Nerio Nesi (16 June 1925 – 11 February 2024) was an Italian politician, businessman and banker.

==Biography==
Born into a working-class family of Corticella, a district of Bologna (his father was a worker and the mother a housewife), Nesi participated in the partisan resistance and then graduated in law. Profoundly Catholic, his first political experience was in Christian Democracy (DC), but a choice was not linked to ideological reasons but by the conformist spirit, since in his city, the Italian Communist Party (PCI) had 58% of the vote, while the DC trudged to 12% approximately.

A friend of Enrico Berlinguer, Nesi participated with him to a mission in the USSR and for this he was expelled from the "Crusader Shield" party (the DC). Despite the excellent relations he had with Belinguer he chose not to join the PCI. He entered instead in the Italian Socialist Party (PSI), in the current driven by Riccardo Lombardi, whose political alignment lay further left.

Nesi became a banker by accident in 1967 when he was appointed vice-president of Cassa di Risparmio di Torino (CRT) after several Socialist leaders had refused the job.

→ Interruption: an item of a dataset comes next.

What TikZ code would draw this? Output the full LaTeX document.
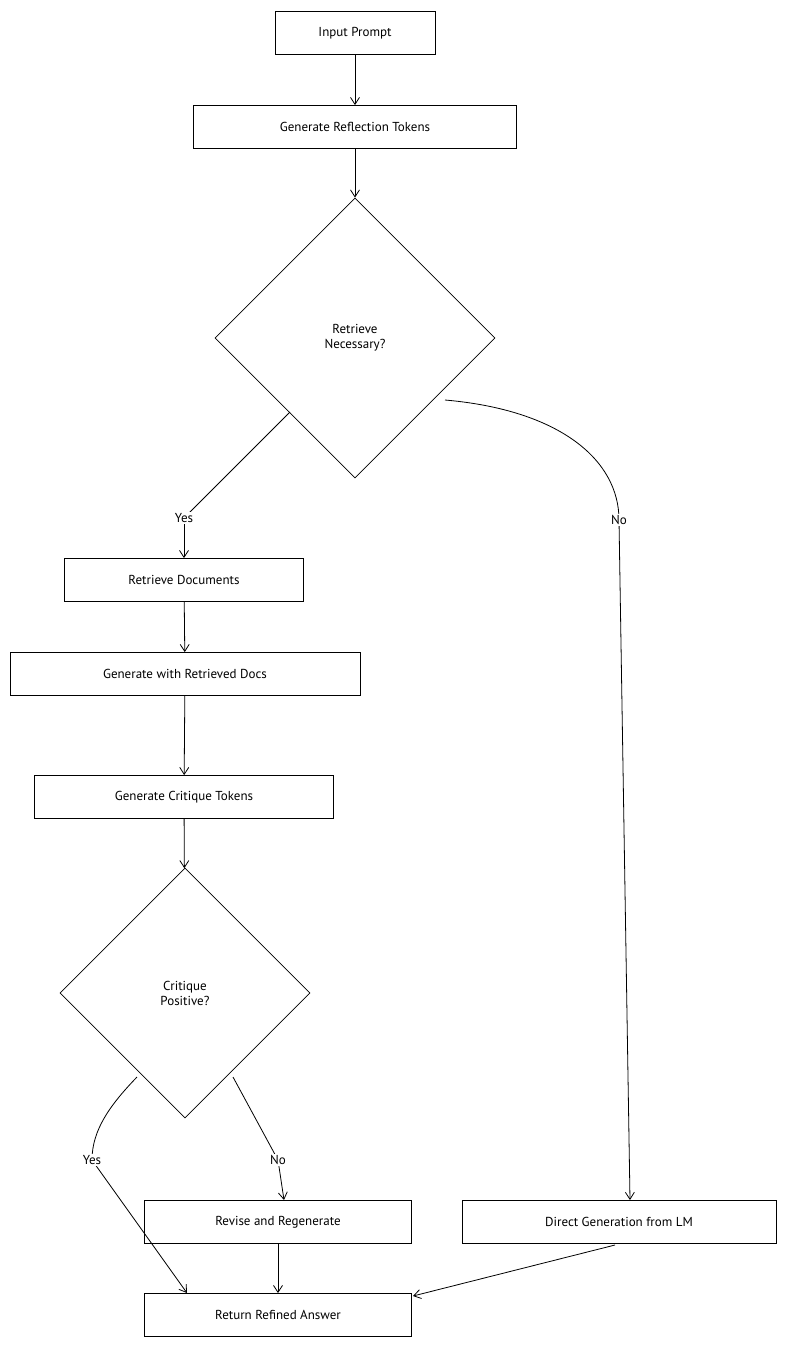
\documentclass[tikz,border=0pt]{standalone}
\usepackage{fontspec}
\setmainfont{PT Sans}
\usetikzlibrary{shapes.geometric,arrows.meta}
\begin{document}
\begin{tikzpicture}[x=1pt,y=-1pt,
  box/.style={draw,thick,rectangle,minimum height=43pt,inner sep=0pt,font=\fontsize{13}{15}\selectfont},
  dia/.style={draw,thick,diamond,inner sep=0pt,font=\fontsize{13}{15}\selectfont,align=center},
  arr/.style={thick,-{Straight Barb[length=7pt,width=9pt]}},
  lab/.style={fill=white,inner sep=1pt,font=\fontsize{13}{15}\selectfont}]
\useasboundingbox (0,0) rectangle (786,1347);
\node[box,minimum width=160pt] (in) at (355,33) {Input Prompt};
\node[box,minimum width=323pt] (grt) at (355,127) {Generate Reflection Tokens};
\node[dia,minimum width=280pt,minimum height=280pt] (rn) at (355,338) {Retrieve\\Necessary?};
\node[box,minimum width=239pt] (rd) at (184,580) {Retrieve Documents};
\node[box,minimum width=350pt] (gw) at (185,674) {Generate with Retrieved Docs};
\node[box,minimum width=299pt] (gc) at (184,797) {Generate Critique Tokens};
\node[dia,minimum width=250pt,minimum height=250pt] (cp) at (185,993) {Critique\\Positive?};
\node[box,minimum width=267pt] (rr) at (278,1222) {Revise and Regenerate};
\node[box,minimum width=314pt] (dg) at (619,1222) {Direct Generation from LM};
\node[box,minimum width=267pt] (ra) at (278,1315) {Return Refined Answer};
\coordinate (y1) at (184,518);
\coordinate (n1) at (619,520);
\coordinate (y2) at (92,1160);
\coordinate (n2) at (278,1160);
\draw[arr] (in) -- (grt);
\draw[arr] (grt) -- (rn);
\draw[thick] (290,412) -- (y1);
\draw[arr] (y1) -- (rd.north);
\node[lab] at (y1) {Yes};
\draw[thick] (445,400) .. controls (560,410) and (619,460) .. (n1);
\draw[arr] (n1) -- (630,1200);
\node[lab] at (n1) {No};
\draw[arr] (rd) -- (gw);
\draw[arr] (gw) -- (gc);
\draw[arr] (gc) -- (cp);
\draw[thick] (137,1077) .. controls (110,1105) and (92,1130) .. (y2);
\draw[arr] (y2) -- (187,1293);
\node[lab] at (y2) {Yes};
\draw[thick] (233,1077) -- (n2);
\draw[arr] (n2) -- (284,1200);
\node[lab] at (n2) {No};
\draw[arr] (rr) -- (ra);
\draw[arr] (615,1245) -- (413,1296);
\end{tikzpicture}
\end{document}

Shortly thereafter he created the office of PSI Credit and Insurance (of which he was chief from 1977 to 1978) and continued his climb unabated: he was president of the Banca Nazionale del Lavoro (BNL) in the 1980s and until the fall of Berlin Wall, he worked as a business journalist at the RAI in Turin and as an engineer at Olivetti.

Despite his economic situation, being very wealthy, Nesi wanted to stay in politics always on the left and he was thus dubbed the "Red Banker". His relations with Bettino Craxi were not always positive. When the PSI was gone in 1994, Nesi decided to join the Communist Refoundation Party with which he was elected in 1996. In 1998, he broke away from the party of Fausto Bertinotti, as he was against the no-confidence vote that the PRC gave Romano Prodi, and co-founded the Party of Italian Communists (PdCI). From 2000 to 2001, he served as Minister of Public Works in the second Amato government.

In 2001, Nesi ran for the Chamber of Deputies in Liguria and won the seat thanks to the assistance granted by the center-left Olive Tree coalition. On 15 April 2004 came out of the Italian Communists and joined the group of the Italian Democratic Socialists (SDI) with whom participated in the project of socialist unity. He was Vice President of "Commission Environment, Land and Public Works" in the XIV legislature. Nesi died in Turin on 11 February 2024, at the age of 98.